Dans une note portant modification des documents liés à l’appel d’offres, le ministère de l’Intérieur indique que les pénalités prévues dans le cahiers des clauses administratives particulières sont supprimées. Il réécrit par ailleurs complètement la partie du cahiers des clauses techniques particulières consacrée aux obligations des associations habilitées.
Il n’est ainsi plus fait référence à la notion un peu abstraite d’« obligation de discrétion » ou de devoir de réserve. Le ministère de l’Intérieur se veut plus précis. L’association qui, « à l’occasion de l’exécution du marché, a reçu communication à titre secret ou confidentiel de renseignements, documents ou objets quelconque, est tenu de maintenir secrète ou confidentielle cette communication », indique la note. Ces renseignements, documents ou objets ne peuvent, sans autorisation, être communiqués à d’autres personnes que celles qui ont qualité pour en connaître. « Il en est pareillement de tout renseignement de même nature parvenu à la connaissance de [l’organisme] à l’occasion de la livraison, de la fourniture ou de l’exécution du service. »
Toutefois, précise le ministère, ces dispositions n’empêchent nullement l’association, avec l’accord exprès de l’intéressé :
→ d’avoir des communications avec les proches d’un étranger retenu afin d’assurer dans les meilleures conditions sa mission ;
→ de rendre publiques des informations sur la situation individuelle d’un étranger retenu ;
→ d’échanger des informations avec les autres personnes morales responsables de la même mission dans d’autres CRA, notamment pour assurer un suivi de certains dossiers individuels et/ou une coordination.
Ces dispositions n’empêchent pas non plus l’association d’exprimer des opinions, critiques et propositions d’ordre général dans ses publications et ses communications ou dans des publications ou communications communes avec d’autres personnes morales responsables de la même mission dans d’autres centres de rétention.
Le ministère demande en revanche aux organismes de respecter les obligations et règles de vie résultant de la vocation des CRA. Ainsi, rappelle-t-il :
→ le règlement intérieur en vigueur s’impose à toutes les personnes intervenant au sein des établissements ;
→ le représentant de l’association doit se soumettre à l’obligation d’inscription au registre de présence ou au contrôle informatisé des présences ;
→ les personnes intervenant dans le CRA ne sont pas autorisées à permettre l’entrée au sein de l’établissement d’une personne « ne faisant pas état de ses qualités professionnelles et soumises à une autorisation préalable ».

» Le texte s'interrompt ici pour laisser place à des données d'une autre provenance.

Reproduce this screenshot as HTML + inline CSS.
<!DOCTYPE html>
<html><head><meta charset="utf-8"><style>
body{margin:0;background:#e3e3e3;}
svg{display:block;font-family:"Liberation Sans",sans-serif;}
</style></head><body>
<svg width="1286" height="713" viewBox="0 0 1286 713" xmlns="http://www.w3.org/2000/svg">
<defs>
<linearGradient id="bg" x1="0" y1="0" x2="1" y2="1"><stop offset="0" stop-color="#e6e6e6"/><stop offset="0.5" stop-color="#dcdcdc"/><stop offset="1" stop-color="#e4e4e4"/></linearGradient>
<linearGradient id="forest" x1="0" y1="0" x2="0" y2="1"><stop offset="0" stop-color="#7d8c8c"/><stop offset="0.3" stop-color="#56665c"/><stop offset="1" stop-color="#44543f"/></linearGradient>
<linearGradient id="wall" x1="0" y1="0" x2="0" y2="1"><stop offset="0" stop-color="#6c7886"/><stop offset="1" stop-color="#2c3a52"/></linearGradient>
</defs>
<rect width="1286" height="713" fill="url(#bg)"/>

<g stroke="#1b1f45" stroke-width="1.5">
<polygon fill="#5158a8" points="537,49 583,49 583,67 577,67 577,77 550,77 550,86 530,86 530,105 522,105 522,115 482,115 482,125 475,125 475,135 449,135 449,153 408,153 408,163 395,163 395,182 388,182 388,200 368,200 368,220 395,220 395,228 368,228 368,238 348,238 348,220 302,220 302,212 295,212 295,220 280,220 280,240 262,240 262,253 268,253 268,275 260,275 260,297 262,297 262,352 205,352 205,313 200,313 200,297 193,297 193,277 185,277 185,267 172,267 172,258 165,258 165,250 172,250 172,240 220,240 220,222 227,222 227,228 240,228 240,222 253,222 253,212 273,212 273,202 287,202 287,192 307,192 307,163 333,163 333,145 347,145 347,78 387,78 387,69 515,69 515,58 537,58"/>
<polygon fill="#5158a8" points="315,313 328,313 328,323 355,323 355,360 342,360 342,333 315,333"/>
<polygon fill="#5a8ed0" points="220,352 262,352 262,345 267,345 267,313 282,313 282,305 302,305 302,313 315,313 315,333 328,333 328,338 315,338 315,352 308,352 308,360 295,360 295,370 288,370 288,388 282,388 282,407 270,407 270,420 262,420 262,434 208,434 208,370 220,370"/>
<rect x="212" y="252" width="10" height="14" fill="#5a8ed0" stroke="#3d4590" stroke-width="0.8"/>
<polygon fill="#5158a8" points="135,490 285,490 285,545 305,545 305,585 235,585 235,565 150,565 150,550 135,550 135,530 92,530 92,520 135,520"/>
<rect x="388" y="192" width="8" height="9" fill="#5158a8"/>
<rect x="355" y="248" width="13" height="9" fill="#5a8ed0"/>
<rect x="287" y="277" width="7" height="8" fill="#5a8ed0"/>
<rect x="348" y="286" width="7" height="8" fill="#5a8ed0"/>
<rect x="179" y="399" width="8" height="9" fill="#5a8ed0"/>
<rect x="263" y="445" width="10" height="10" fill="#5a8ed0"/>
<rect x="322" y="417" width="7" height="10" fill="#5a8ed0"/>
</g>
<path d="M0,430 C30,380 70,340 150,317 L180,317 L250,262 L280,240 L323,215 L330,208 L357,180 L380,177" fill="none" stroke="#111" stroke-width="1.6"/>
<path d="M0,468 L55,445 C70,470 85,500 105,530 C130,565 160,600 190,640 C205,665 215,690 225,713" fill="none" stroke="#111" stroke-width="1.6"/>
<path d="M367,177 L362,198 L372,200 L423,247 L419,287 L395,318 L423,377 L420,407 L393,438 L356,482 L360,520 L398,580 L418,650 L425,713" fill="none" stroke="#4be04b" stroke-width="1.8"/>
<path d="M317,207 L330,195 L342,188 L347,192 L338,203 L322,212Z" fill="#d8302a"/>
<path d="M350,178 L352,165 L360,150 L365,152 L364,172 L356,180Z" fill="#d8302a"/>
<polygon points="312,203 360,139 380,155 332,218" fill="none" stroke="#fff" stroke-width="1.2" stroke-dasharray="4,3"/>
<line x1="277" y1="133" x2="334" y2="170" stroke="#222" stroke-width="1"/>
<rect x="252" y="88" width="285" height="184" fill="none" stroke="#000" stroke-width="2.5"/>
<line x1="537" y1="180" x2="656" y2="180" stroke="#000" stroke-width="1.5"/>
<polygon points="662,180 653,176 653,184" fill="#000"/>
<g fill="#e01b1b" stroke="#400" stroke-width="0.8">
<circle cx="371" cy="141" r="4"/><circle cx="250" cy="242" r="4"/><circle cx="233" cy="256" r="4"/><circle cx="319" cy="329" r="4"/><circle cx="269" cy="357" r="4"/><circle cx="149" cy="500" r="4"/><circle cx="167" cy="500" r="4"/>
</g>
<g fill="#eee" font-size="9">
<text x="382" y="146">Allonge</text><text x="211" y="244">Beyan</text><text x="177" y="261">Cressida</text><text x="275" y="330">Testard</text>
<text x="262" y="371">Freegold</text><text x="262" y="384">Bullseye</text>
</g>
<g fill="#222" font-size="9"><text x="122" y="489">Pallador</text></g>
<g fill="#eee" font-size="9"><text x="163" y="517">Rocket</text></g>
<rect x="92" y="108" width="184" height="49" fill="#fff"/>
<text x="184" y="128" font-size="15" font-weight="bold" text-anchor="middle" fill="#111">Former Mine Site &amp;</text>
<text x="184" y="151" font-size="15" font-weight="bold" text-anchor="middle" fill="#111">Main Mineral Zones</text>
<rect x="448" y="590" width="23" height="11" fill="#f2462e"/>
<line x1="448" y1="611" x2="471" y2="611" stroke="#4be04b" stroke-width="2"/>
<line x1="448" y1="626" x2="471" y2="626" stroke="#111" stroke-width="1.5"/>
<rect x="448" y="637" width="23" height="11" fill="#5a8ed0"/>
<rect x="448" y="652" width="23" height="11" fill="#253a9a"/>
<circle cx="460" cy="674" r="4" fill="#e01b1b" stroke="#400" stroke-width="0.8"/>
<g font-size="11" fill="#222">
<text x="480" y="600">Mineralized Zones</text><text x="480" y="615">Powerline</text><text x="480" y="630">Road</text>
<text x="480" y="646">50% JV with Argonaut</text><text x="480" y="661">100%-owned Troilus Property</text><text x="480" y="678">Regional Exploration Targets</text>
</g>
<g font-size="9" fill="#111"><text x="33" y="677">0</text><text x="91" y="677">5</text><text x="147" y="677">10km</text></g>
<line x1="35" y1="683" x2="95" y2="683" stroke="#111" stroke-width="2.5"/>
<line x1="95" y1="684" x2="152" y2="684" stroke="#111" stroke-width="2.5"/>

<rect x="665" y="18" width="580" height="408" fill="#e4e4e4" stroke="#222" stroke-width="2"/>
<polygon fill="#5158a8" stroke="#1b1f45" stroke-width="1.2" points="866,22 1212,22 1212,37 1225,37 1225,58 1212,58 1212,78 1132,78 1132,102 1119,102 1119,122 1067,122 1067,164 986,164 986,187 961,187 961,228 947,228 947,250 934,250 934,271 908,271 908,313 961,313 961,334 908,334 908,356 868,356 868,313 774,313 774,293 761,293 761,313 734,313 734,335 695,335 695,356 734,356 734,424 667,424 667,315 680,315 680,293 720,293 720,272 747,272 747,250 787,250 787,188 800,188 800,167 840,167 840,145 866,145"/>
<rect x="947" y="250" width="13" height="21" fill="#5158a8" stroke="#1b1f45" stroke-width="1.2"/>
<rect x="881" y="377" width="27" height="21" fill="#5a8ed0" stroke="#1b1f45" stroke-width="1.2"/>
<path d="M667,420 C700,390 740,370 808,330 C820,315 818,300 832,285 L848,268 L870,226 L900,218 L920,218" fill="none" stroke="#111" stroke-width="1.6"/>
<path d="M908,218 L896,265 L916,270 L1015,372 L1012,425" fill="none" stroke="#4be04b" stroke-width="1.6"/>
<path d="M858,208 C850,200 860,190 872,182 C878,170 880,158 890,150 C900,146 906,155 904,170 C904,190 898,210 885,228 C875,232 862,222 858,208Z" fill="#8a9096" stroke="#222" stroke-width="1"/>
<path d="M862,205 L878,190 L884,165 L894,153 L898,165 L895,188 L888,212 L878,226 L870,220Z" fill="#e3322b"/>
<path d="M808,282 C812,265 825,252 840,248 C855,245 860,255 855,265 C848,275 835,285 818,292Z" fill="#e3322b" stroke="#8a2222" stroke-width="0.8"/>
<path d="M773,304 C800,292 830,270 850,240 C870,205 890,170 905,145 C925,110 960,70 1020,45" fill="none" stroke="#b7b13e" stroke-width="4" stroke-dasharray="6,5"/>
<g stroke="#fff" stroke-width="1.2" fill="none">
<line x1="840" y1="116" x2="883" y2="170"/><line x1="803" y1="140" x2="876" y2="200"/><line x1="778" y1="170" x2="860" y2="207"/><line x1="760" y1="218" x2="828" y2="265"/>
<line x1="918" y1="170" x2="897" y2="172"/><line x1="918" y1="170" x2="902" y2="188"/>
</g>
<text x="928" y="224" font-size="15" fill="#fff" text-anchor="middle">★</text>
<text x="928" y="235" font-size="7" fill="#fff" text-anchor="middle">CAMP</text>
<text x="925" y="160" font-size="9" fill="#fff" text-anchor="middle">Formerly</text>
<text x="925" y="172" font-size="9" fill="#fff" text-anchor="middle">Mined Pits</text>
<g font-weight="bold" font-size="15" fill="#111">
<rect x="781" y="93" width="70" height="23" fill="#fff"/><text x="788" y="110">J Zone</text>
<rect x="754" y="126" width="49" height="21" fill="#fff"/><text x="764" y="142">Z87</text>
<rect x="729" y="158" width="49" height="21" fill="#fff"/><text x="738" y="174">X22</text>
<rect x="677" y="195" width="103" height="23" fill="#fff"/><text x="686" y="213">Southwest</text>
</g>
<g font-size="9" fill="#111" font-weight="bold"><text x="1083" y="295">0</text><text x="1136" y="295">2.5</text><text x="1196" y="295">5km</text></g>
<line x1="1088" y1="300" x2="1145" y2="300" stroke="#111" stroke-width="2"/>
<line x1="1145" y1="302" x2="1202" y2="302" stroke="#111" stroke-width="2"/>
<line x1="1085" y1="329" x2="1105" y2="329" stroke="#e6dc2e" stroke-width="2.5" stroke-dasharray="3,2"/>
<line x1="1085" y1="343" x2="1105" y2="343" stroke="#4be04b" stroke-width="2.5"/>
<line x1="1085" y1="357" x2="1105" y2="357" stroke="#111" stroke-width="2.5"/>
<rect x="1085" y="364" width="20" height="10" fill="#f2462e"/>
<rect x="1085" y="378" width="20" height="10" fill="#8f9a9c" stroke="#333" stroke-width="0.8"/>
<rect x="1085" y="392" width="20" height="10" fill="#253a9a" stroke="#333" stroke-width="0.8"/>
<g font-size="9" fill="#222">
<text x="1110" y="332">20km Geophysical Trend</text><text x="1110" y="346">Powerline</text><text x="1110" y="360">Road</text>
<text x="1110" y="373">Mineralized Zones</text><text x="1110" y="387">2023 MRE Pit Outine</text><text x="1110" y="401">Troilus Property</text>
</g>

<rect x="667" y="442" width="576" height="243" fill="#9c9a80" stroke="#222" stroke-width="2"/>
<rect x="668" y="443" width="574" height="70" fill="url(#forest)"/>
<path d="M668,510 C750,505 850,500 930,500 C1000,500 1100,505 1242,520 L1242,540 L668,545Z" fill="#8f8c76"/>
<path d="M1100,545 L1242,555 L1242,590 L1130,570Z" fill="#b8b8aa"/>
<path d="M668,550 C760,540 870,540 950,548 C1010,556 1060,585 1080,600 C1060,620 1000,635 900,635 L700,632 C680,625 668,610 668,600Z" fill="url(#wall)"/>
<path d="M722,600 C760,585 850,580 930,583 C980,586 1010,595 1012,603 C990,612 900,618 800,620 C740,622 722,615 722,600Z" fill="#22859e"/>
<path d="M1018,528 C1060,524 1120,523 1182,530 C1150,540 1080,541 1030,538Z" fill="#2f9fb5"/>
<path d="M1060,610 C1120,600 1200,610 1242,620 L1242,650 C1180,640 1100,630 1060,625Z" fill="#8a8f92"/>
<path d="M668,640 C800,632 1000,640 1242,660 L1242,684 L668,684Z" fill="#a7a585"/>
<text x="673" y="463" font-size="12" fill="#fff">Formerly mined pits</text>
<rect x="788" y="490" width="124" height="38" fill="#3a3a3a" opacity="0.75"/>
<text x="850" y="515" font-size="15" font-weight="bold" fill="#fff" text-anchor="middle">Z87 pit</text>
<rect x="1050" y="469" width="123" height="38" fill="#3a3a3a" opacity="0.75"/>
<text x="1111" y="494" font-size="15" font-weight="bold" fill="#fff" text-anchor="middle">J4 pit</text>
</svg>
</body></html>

Tout manquement à ces obligations donnera lieu à un avertissement. Au-delà de deux avertissements, l’agrément délivré à l’intervenant pourra être retiré. Enfin, le ministère demande que le dépôt d’un recours fasse l’objet d’une information du chef du CRA en vue de garantir le caractère suspensif dudit recours.

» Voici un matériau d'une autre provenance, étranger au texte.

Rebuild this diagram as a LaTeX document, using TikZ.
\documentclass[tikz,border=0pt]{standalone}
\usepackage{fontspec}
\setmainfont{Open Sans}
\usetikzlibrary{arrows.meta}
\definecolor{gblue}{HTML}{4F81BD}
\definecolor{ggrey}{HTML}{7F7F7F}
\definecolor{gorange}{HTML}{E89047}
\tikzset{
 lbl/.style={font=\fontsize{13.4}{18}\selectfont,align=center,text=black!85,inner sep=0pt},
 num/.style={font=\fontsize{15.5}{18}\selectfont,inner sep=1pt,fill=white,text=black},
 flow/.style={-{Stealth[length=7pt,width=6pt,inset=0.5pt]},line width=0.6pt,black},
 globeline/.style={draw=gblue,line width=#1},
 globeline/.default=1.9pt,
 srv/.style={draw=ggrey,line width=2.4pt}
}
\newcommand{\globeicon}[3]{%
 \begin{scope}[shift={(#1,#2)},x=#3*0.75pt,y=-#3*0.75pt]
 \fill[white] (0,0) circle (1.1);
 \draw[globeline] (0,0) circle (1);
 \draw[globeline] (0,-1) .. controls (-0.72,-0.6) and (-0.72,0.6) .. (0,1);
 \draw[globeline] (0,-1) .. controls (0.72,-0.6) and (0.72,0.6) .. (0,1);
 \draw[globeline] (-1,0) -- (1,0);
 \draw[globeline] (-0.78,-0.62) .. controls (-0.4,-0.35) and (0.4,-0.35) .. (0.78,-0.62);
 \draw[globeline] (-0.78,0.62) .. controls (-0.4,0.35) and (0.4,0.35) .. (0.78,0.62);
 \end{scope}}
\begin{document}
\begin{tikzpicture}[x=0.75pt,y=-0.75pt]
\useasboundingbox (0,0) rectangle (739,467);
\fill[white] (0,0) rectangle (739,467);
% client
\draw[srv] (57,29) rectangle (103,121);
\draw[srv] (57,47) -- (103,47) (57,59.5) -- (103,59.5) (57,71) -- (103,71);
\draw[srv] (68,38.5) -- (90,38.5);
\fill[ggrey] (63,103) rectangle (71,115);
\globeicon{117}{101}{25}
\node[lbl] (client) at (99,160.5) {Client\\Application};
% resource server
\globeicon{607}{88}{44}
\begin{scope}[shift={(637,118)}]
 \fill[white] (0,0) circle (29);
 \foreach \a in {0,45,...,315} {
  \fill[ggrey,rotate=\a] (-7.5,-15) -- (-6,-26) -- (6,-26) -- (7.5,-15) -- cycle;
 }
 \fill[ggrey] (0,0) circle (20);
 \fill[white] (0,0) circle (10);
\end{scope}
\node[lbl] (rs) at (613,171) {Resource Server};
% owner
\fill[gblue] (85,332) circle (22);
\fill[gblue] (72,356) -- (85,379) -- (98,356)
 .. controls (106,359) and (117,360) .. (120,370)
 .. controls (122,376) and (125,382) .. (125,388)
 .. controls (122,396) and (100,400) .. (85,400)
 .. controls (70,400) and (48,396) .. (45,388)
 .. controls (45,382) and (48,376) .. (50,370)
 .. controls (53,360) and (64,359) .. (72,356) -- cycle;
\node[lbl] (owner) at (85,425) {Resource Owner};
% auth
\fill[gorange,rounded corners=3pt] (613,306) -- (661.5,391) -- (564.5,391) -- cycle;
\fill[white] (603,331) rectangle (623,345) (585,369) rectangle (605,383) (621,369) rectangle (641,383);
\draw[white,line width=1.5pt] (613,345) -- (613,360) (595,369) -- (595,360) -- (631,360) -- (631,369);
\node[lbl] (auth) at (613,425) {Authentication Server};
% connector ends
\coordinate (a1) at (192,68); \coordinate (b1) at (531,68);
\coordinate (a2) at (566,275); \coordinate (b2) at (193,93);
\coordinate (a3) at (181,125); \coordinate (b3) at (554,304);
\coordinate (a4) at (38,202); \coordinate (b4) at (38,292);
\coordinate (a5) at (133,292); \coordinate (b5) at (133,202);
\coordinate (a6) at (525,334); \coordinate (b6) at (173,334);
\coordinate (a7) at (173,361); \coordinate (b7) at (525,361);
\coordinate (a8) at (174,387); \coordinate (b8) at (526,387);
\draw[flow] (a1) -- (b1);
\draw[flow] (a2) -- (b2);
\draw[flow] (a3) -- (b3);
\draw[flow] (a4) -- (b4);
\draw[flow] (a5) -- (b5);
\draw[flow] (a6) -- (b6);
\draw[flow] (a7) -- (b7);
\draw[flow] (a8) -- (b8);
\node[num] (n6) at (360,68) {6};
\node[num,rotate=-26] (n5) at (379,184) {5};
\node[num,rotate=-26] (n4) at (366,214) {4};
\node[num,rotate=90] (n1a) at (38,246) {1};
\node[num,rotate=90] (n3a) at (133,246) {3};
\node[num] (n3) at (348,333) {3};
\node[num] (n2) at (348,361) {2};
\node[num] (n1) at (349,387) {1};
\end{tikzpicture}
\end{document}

La date limite de remise des offres avait été fixée au 3 janvier. Elle est reportée au 11 janvier 2013.
A noter : l’appel d’offres avait suscité d’autres réserves de la part des associations, en particulier sur le tarif de leur rémunération. Le rectificatif du ministère de l’Intérieur ne change rien à ce sujet mais il s’agit d’un marché négocié et, selon la Place Beauvau, « les discussions sont ouvertes ».
(1) L’Assfam, la Cimade, Forum réfugiés, France terre d’asile et l’Ordre de Malte France.
(2) Avis n° 12-234613 publié le 8 décembre 2012 au Bulletin officiel des annonces de marchés publics n° 238B, annonce n° 195.
(3) L’appel d’offres ne couvre qu’une période transitoire, en marge d’une réflexion sur la rétention et ses alternatives qui doit s’ouvrir au premier semestre 2013.